See This Movie.(1)
Author: JZeth (jzeth7@gmail.com) from United States
2 June 2005
Deep Impact is a well-done and thoughtful film that powerfully delivers the human touch in its pondering of the age-old question: What if extinction was just around the corner?
Deep Impact is most often compared to its death-comet partner from the summer of '98, Armageddon. Deep Impact is a drama; Armageddon is an action film, and delivers just what we would expect from an action film, namely, over-the-top characters, a simplistic storyline, and an abundance of special effects. Deep Impact presents just the opposite: Characters that are notably human, several dovetailed story lines, and it saves the special effects (which are very good) for the movie's climax.
Armageddon did better at the box office primarily because it was much more hyped, and because it featured an A-list star (Bruce Willis) while Deep Impact did not. Its enjoyability, though, is very limited: If you are not a fan of the action genre, you will not like Armageddon. Deep Impact is the substantially better film and reaches out to the viewer to a far deeper degree.As you certainly know, the plot revolves around the fact that a seven-mile-wide comet is on a collision course with earth, and if it makes impact it will represent an Extinction Level Event (i.e., the death of all life on the planet).
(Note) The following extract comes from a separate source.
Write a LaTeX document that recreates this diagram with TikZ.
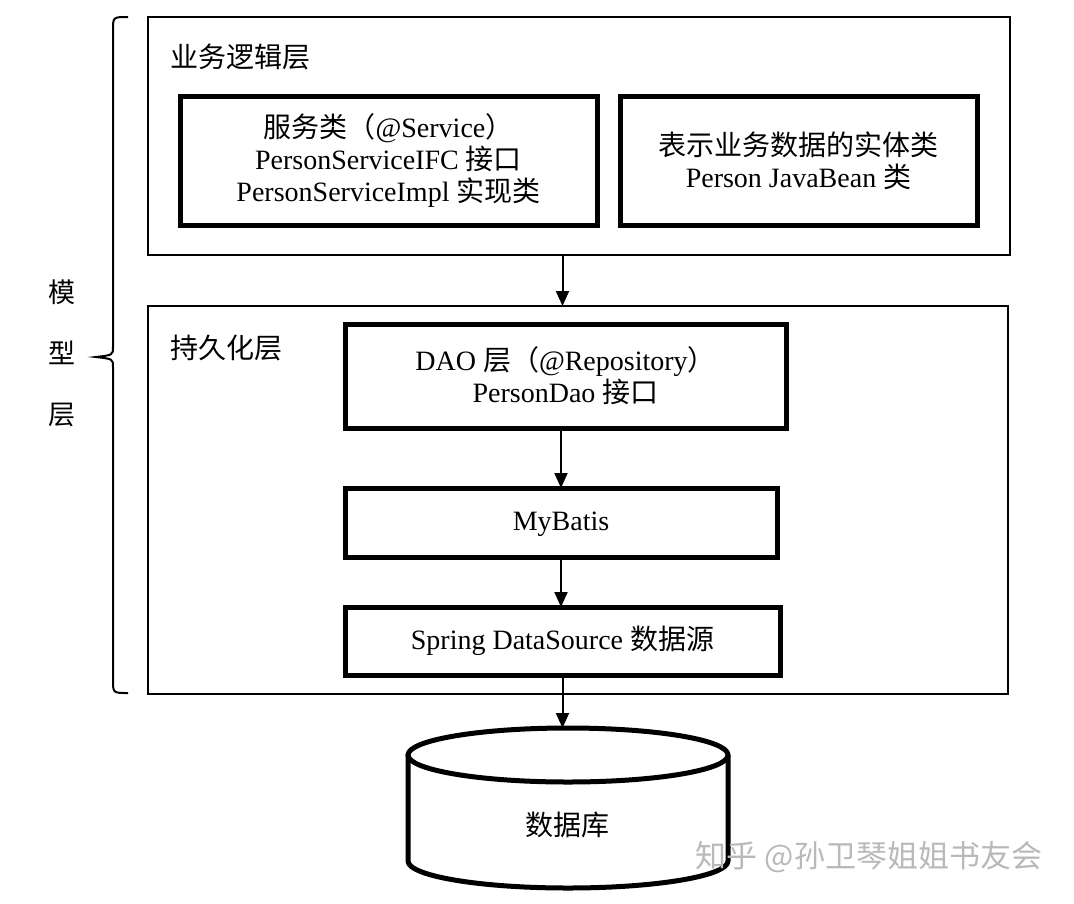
\documentclass[tikz,border=0pt]{standalone}
\usepackage{fontspec}
\setmainfont{Liberation Serif}
\newfontfamily\cjk{Noto Sans CJK SC}
\usetikzlibrary{arrows.meta}
\begin{document}
\begin{tikzpicture}[x=1pt,y=-1pt,
  every node/.style={font=\fontsize{28}{32}\selectfont, inner sep=0pt, outer sep=0pt},
  layerbox/.style={draw, line width=1.6pt, rectangle},
  thickbox/.style={draw, line width=5pt, rectangle, align=center},
  flow/.style={line width=2pt, -{Triangle[length=15pt,width=13pt]}},
  bracepath/.style={line width=2pt},
  cyl/.style={line width=5pt, fill=white},
  wm/.style={font=\fontsize{31}{36}\selectfont\cjk, text=gray!55}]
\useasboundingbox (0,0) rectangle (1074,903);

% layer boxes
\node[layerbox, minimum width=862, minimum height=238] (biz) at (579,136) {};
\node[layerbox, minimum width=860, minimum height=388] (pers) at (578,500) {};
\node[anchor=west] (bizlabel) at (170,57) {\cjk 业务逻辑层};
\node[anchor=west] (perslabel) at (170,348) {\cjk 持久化层};

% inner boxes of business layer
\node[thickbox, minimum width=417, minimum height=129] (svc) at (388.5,160.5)
  {{\cjk 服务类（}@Service{\cjk ）}\\PersonServiceIFC {\cjk 接口}\\PersonServiceImpl {\cjk 实现类}};
\node[thickbox, minimum width=357, minimum height=129] (bean) at (798.5,160.5)
  {{\cjk 表示业务数据的实体类}\\Person JavaBean {\cjk 类}};

% inner boxes of persistence layer
\node[thickbox, minimum width=441, minimum height=104] (dao) at (565.5,376)
  {DAO {\cjk 层（}@Repository{\cjk ）}\\PersonDao {\cjk 接口}};
\node[thickbox, minimum width=432, minimum height=69] (mb) at (561,522.5) {};
\node (mblabel) at (561,524) {MyBatis};
\node[thickbox, minimum width=435, minimum height=68] (ds) at (562.5,641) {};
\node (dslabel) at (562.5,641) {Spring DataSource {\cjk 数据源}};

% database cylinder
\draw[cyl] (408,755) -- (408,861) arc[start angle=180, end angle=360, x radius=160pt, y radius=27pt] -- (728,755);
\draw[cyl] (568,755) ellipse[x radius=160pt, y radius=27pt];
\node[minimum width=320, minimum height=160] (db) at (568,808) {};
\node (dblabel) at (567,825) {\cjk 数据库};

% connectors
\draw[flow] (biz.south -| ds) -- (pers.north -| ds);
\draw[flow] (dao.south -| mb) -- (mb.north);
\draw[flow] (mb.south) -- (mb.south |- ds.north);
\draw[flow] (ds.south) -- (ds.south |- db.north);

% brace
\draw[bracepath] (128,17) .. controls (113,17) .. (113,30) -- (113,347)
  .. controls (113,355) .. (96,357) .. controls (113,359) .. (113,367)
  -- (113,680) .. controls (113,693) .. (128,693);
\node[align=center, font=\fontsize{27}{61}\selectfont\cjk] (model) at (62,353) {模\\型\\层};

% watermark
\node[wm] (mark) at (869,857) {知乎 @孙卫琴姐姐书友会};
\end{tikzpicture}
\end{document}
Having about a year and a half's notice of this, the U.S. and Russian governments send a spacecraft, the Messiah, to destroy the comet by drilling nuclear warheads into its core and then detonating. The movie focuses on three primary story lines: 1. The young reporter Jenny Lerner (Tea Leoni) and her struggles with her career and her parents; 2. The high-school couple of Leo Biederman (who discovered the comet; Elijah Wood) and Sarah (Leelee Sobieski); 3. The crew of the Messiah.